Nine shorts make up this anthology series, with episodes ranging from 13 minutes long to around 22 minutes. Disney approached several big studio names in the anime world, including Studio Trigger (“Darling in the Franxx”), Kamikaze Douga (Jojo’s Bizarre Adventure) and Production I.G (Ghost in the Shell).
When the project was first announced, many fans were excited at the prospect but wondered what this would mean for the “Star Wars” universe. Disney was quick to clarify that these episodes would not be a part of the traditional “Star Wars” canon timeline.
What is considered canon has been a big deal for the franchise. Prior to the release of Disney’s first “Star Wars” installment, “The Force Awakens,” Lucasfilm declared that any of the books, comics and video games that came out before 2014 were no longer considered a part of the timeline and fell into the “Legends” category.
Many of these stories often had contradictions with others, and Lucasfilm formed its story group to ensure there were no discrepancies between the various films, comics, books, shows and video games the company produced under the Disney banner. Everything had to fit neatly into the timeline.
Letting these new stories exist on their own allowed the studios to play with all the toys in the “Star Wars” sandbox without any of the restrictions, like having a droid use the Force in the adorable short “T0-B1.”
The creators of “Visions” experimented with any and all concepts they wanted to. “The Ninth Jedi,” my personal favorite, toys with a new idea on how lightsabers work. “The Elder” brings that familiar master and apprentice relationship fans know, while having some wise words on growing up.
“The Village Bride” focused on the nature side of the force. “Lop and Ocho” had its characters wrestle with how far they could let the Empire continue to strip their planet of its resources. Similar to another anime film “Princess Mononoke,” both stories had very pro-environmentalism messages in their views of the force that are only briefly touched on in the films. A fresh interpretation on familiar “Star Wars” concepts is this show’s strongest asset.
Many of the shorts had their own voice and style that brought something different to this galaxy. There were varying animation styles shown throughout that lent some breathtaking shots in each story.
“Star Wars” is known for its Japanese iconography. Creator George Lucas often cited Japanese filmmaker Akira Kurosawa’s films as inspiration when creating the movies. In “Visions,” lightsabers are shaped like katanas, and characters are wearing Japanese robes.
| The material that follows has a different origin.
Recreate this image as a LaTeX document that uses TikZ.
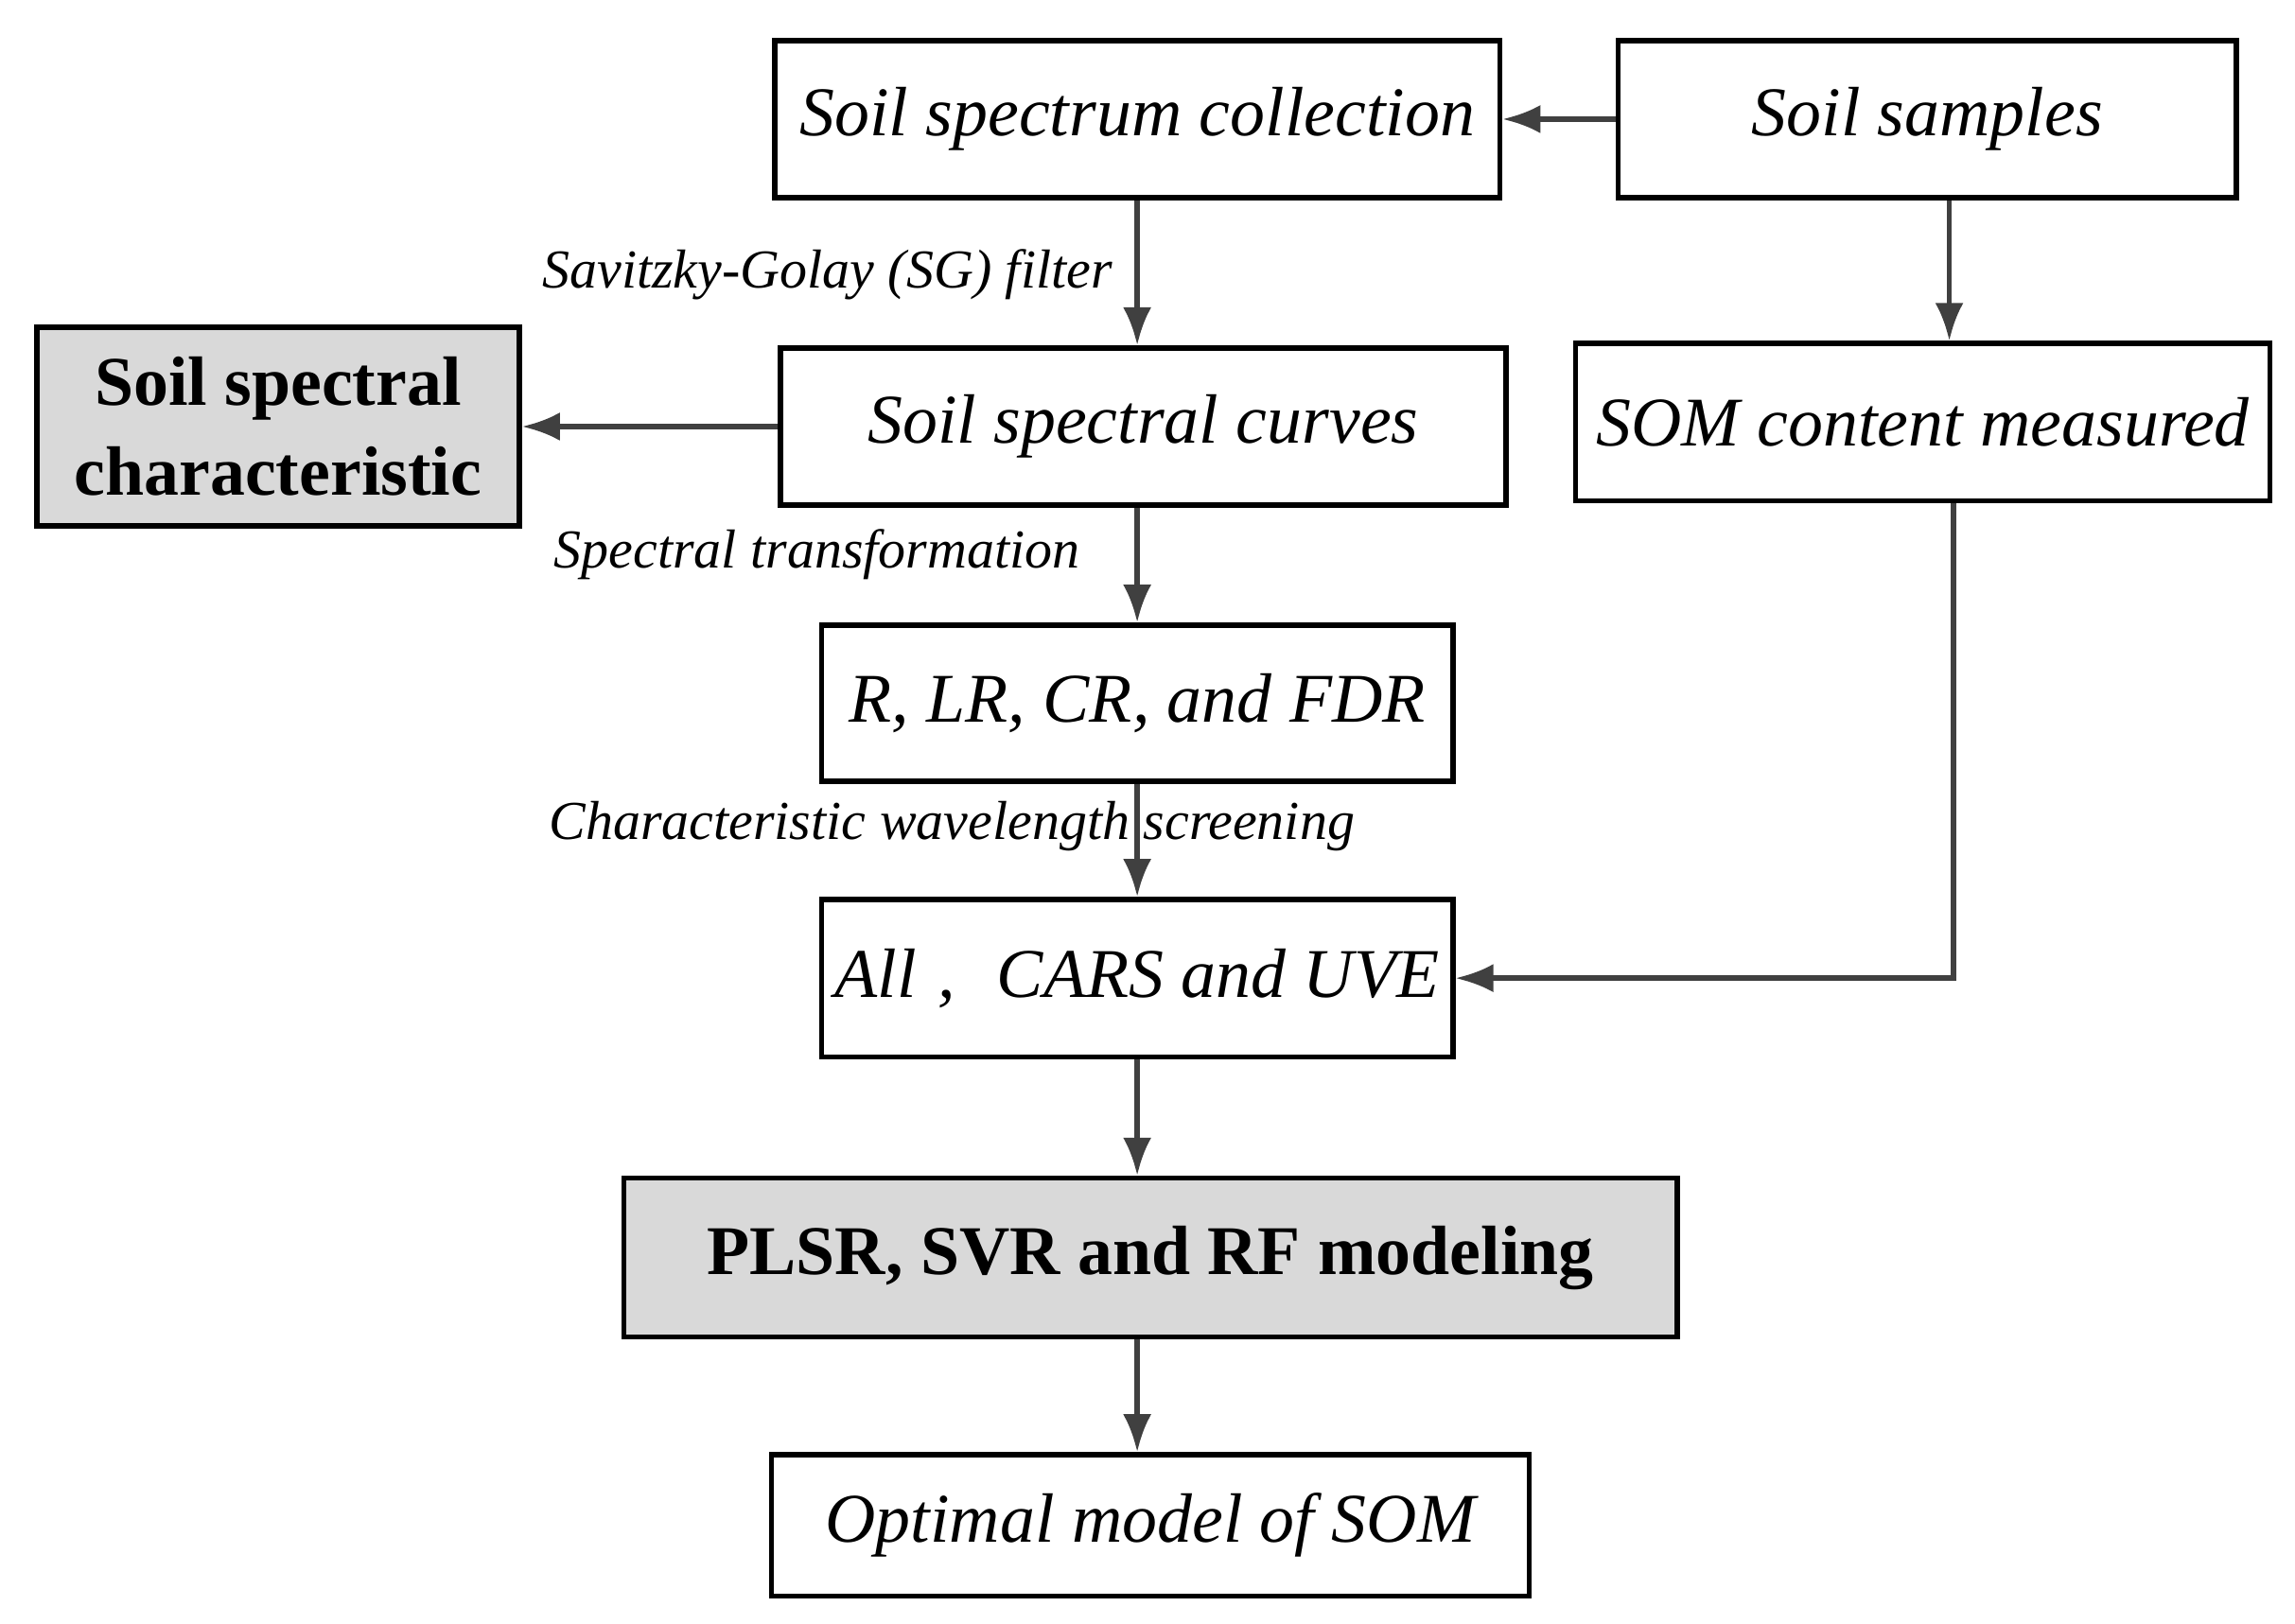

This felt like “Star Wars” was making a return to its roots in the coolest way possible while still injecting new life into a nearly 45-year-old franchise.
While some stories used musical cues from John Williams’ soundtrack, others composed their own music. From the melodic chorus of “The Village Bride” to the somber repetition of drums from “Akakiri,” these new compositions helped usher in a new feel to the musical library of “Star Wars.”
This is an anthology series, and that means that some stories are naturally stronger than others. “The Twins” was my least favorite of the selection. It has a familiar over-the-top nature that some anime shows contain which did not translate well.
Although I was not completely enthralled by “The Twins,” other viewers were, and that’s another strong point of the show. If you want a heartwarming tale of a band’s rise to stardom, the rock opera “Tatooine Rhapsody” is for you. “The Duel” provides some stunning action reminiscent of an old samurai movie. There is something for everyone here.